Legal Effect of the Reinsurance Agreement
The court examined the specific terms of the reinsurance agreement, concluding that it indeed incorporated provisions that could benefit the original insured parties, including Homan. The agreement specified that it was subject to the terms and conditions of the primary insurance policy, which included obligations to pay judgments. This relationship indicated that the reinsurer had assumed a responsibility that extended beyond mere indemnity against loss. The court found that the language used in the agreement suggested that the reinsurer's liability commenced simultaneously with that of the primary insurer, thereby allowing the judgment creditor to pursue recovery. The court's interpretation pointed to an intention that the reinsurer would be liable for amounts exceeding the limits set forth in the primary insurer's policy, which included provisions for judgment creditors.

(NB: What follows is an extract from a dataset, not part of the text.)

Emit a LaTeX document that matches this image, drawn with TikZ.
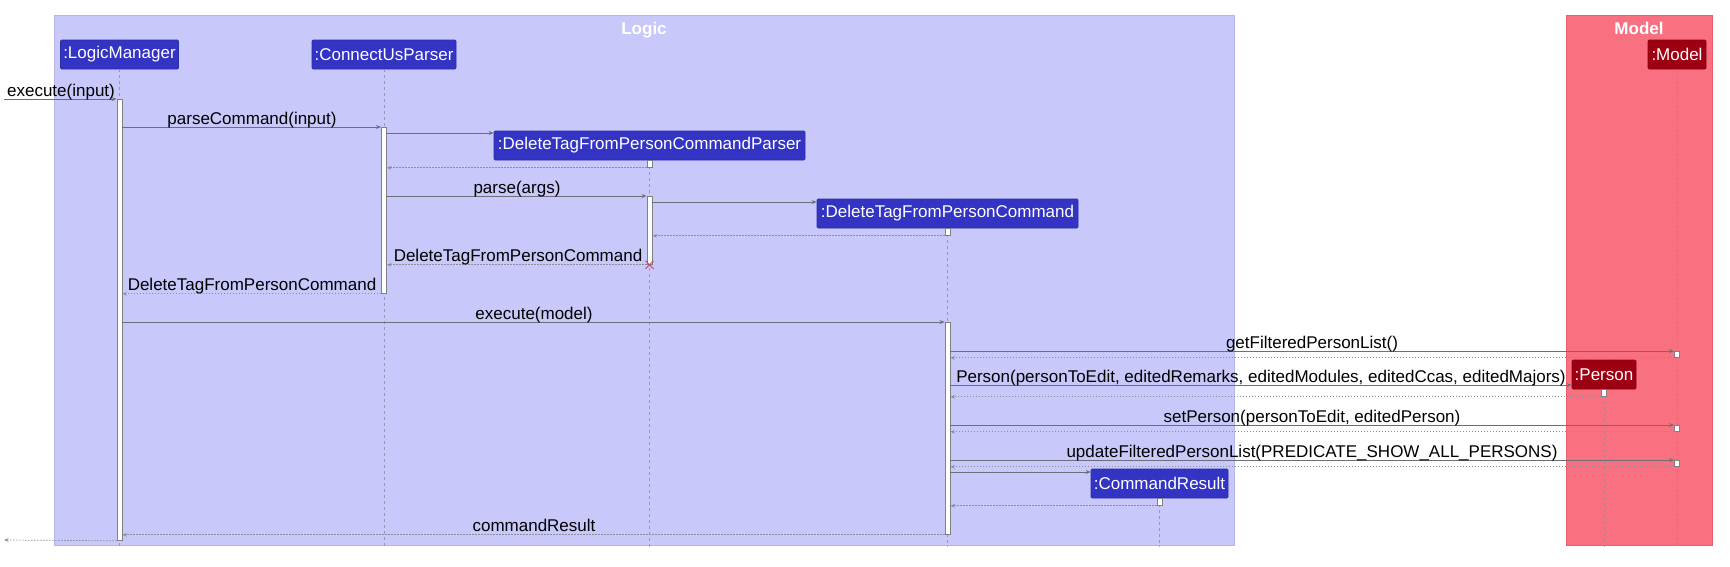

Conclusion and Implications
Ultimately, the Supreme Court of Missouri concluded that Homan had sufficiently alleged a cause of action against Employers Reinsurance Corp. The court reversed the trial court's decision to sustain the demurrer and determined that Homan could proceed with his claim to collect on his judgments. This decision underscored the court's willingness to look beyond traditional doctrines of privity in cases where the intent of the parties and the specific language of the contract indicated a broader obligation. The ruling affirmed that under certain conditions, judgment creditors could have enforceable rights against reinsurers, particularly when the reinsurance agreement explicitly included provisions that served to protect those creditors. The court's interpretation of the reinsurance contract not only provided a pathway for Homan to seek recovery but also set a precedent for similar cases involving reinsurance agreements and judgment creditors in Missouri.